Southern Christian Leadership Conference, NAACP Voice Opposition to State Approved Plan for King Monument at Confederate Site, Stone Mountain

Martin Luther King Jr. and Ralph Abernathy (Photo: USA Today)
Martin Luther King Jr. and Ralph Abernathy
(Photo: USA Today)

A civil rights group co-founded by the Rev. Martin Luther King Jr. is saying “no” to a memorial for him at Stone Mountain.

The Southern Christian Leadership Conference and the Atlanta and DeKalb branches of the NAACP said Tuesday that they oppose placing a tribute to King near the figures of three Confederate leaders engraved on the mountain outside Atlanta. Leaders of the organizations said they will meet Wednesday with Georgia Gov. Nathan Deal to discuss the issue.

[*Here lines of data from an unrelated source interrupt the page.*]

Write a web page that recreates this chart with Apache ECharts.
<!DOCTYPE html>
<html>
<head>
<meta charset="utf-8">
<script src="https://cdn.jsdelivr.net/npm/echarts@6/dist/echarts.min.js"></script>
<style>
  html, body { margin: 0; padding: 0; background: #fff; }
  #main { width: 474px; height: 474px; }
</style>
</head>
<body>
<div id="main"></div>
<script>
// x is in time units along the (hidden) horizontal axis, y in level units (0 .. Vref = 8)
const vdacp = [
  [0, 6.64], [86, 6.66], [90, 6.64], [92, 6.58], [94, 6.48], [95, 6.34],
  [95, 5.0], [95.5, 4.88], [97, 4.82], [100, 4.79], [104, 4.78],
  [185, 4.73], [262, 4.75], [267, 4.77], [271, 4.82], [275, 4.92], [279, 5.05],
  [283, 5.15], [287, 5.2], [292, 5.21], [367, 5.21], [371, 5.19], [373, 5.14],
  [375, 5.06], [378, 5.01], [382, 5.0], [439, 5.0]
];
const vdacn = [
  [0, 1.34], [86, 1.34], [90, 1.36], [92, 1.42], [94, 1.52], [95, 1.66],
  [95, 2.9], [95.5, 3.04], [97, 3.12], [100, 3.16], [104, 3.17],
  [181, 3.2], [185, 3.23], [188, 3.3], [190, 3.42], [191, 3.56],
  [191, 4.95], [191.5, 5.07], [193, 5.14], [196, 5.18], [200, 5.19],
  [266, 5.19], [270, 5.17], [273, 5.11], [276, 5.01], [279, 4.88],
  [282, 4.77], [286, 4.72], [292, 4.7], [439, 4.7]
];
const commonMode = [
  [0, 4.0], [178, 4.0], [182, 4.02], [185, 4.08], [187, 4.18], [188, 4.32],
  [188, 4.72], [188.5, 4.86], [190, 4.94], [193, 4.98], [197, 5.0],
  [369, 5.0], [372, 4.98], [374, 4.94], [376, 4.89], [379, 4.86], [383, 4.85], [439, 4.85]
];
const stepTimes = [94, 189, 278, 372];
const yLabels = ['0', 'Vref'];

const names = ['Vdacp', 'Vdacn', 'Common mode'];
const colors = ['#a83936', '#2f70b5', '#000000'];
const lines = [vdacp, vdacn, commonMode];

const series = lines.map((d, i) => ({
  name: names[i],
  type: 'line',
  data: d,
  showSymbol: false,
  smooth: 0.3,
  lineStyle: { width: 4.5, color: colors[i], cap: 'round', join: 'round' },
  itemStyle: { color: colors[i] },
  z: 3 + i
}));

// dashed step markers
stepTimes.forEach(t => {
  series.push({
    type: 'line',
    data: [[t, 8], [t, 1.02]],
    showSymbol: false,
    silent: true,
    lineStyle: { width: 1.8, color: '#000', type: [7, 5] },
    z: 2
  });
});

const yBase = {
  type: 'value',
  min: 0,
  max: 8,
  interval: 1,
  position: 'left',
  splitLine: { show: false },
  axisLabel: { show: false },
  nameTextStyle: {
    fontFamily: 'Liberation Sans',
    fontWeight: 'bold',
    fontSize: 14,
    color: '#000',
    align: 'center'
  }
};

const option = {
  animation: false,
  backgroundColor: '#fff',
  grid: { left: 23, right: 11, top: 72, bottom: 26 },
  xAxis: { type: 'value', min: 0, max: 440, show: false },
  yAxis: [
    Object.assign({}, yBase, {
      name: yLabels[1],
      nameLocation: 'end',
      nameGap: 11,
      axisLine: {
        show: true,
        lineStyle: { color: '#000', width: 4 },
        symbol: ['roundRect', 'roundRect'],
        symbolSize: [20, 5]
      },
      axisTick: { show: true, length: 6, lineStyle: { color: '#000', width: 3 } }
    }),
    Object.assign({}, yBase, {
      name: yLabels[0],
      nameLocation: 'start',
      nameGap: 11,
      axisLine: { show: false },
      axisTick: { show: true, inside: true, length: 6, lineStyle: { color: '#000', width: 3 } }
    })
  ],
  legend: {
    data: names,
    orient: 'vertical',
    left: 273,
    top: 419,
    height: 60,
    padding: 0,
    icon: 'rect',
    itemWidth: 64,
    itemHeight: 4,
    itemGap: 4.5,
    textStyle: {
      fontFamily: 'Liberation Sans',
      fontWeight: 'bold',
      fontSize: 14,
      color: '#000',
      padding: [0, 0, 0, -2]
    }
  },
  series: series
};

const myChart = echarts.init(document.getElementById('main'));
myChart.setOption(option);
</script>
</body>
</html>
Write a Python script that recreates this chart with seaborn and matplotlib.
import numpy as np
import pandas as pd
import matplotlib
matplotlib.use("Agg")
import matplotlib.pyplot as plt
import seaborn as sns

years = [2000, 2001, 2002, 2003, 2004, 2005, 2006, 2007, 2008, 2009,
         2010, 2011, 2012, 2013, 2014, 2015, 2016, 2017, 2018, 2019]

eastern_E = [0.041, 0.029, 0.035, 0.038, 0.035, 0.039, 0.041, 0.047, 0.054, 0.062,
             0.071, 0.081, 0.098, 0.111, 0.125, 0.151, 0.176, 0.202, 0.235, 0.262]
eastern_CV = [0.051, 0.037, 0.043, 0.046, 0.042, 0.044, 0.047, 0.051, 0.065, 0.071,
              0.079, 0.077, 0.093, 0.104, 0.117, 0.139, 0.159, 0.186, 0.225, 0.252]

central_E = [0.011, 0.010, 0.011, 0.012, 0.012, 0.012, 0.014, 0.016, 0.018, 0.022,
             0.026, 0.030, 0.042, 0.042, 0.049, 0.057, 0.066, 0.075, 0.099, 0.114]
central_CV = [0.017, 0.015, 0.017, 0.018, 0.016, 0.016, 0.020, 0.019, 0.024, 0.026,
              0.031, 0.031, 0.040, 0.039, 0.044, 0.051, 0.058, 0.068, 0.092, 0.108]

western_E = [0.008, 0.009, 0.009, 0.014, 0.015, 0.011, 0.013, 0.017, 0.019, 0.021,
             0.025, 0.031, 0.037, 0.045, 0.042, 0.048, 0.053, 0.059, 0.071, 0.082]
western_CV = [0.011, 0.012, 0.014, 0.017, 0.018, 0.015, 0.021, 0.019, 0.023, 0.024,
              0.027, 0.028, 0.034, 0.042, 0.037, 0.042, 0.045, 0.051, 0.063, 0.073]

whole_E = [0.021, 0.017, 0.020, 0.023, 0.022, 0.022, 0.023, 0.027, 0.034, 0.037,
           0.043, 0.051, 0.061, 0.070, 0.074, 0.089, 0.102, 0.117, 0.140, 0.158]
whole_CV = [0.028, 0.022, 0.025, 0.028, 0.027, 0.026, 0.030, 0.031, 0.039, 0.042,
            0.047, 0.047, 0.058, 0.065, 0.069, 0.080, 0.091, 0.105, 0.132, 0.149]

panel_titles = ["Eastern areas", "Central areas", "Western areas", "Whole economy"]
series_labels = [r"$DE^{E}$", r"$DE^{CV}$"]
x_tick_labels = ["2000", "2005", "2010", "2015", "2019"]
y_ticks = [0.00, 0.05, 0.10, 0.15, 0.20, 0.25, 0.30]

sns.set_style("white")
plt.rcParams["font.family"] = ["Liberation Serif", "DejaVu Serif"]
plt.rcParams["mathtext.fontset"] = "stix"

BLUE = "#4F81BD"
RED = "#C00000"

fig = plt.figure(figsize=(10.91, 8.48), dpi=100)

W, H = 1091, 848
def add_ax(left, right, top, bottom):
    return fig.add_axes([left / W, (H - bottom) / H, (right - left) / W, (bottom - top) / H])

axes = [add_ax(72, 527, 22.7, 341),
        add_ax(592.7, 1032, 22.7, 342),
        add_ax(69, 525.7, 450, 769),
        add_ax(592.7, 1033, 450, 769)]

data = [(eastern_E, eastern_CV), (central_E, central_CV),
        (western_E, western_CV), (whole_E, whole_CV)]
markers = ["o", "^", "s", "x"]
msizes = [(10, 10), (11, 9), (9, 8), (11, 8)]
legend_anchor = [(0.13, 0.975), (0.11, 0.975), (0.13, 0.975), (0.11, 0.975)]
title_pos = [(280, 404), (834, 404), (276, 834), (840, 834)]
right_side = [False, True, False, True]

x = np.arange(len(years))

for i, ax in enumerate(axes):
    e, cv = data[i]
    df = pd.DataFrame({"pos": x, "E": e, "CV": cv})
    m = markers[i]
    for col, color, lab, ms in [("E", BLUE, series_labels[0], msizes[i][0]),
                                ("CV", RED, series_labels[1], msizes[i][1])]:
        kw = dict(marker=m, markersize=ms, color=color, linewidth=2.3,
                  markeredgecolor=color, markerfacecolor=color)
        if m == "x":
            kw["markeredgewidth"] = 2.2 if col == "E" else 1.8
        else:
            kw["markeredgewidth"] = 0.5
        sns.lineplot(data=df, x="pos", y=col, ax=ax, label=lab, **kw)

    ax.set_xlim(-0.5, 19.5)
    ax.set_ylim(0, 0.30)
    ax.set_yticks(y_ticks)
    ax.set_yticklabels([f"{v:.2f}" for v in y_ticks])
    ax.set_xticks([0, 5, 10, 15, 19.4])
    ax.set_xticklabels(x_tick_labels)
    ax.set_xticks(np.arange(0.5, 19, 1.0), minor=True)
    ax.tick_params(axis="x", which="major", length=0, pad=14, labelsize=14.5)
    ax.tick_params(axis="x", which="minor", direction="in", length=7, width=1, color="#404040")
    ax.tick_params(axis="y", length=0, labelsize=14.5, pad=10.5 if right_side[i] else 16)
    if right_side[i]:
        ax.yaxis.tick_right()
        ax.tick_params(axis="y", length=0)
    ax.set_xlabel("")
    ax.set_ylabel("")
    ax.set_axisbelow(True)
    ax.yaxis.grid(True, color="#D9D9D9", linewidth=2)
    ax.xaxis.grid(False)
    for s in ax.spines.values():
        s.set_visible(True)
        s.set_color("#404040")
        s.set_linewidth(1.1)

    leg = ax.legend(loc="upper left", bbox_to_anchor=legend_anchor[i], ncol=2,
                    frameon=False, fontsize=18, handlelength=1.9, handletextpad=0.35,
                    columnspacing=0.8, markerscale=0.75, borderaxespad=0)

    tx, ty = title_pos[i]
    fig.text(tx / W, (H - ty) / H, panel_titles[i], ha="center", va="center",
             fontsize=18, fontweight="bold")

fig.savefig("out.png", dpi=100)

The state has OK’d a plan to place a bell at the top of Stone Mountain in honor of King’s call in 1963 to “let freedom ring from Stone Mountain of Georgia” during his “I Have a Dream” speech.

The head of the SCLC says that instead, he wants Confederate symbols gone from Stone Mountain.

“I’m not in agreement with that,” said Charles Steele Jr., president and CEO of the SCLC. “I don’t think it should be at Stone Mountain. We are in support of all symbols of the Confederacy to be removed throughout this country.”

Members of the Sons of Confederate Veterans have also said they don’t think Stone Mountain is an appropriate place to honor King’s civil rights legacy.

Stone Mountain is, by state law, designated as a Confederate memorial. The carving is the largest relief sculpture in the world, beating out Mount Rushmore.

Critics repeatedly have called for removing the images of Confederate President Jefferson Davis, General Robert E. Lee and General Thomas “Stonewall” Jackson on horseback, and renewed those efforts following June’s mass shooting that killed nine members of a historic black church in Charleston, S.C.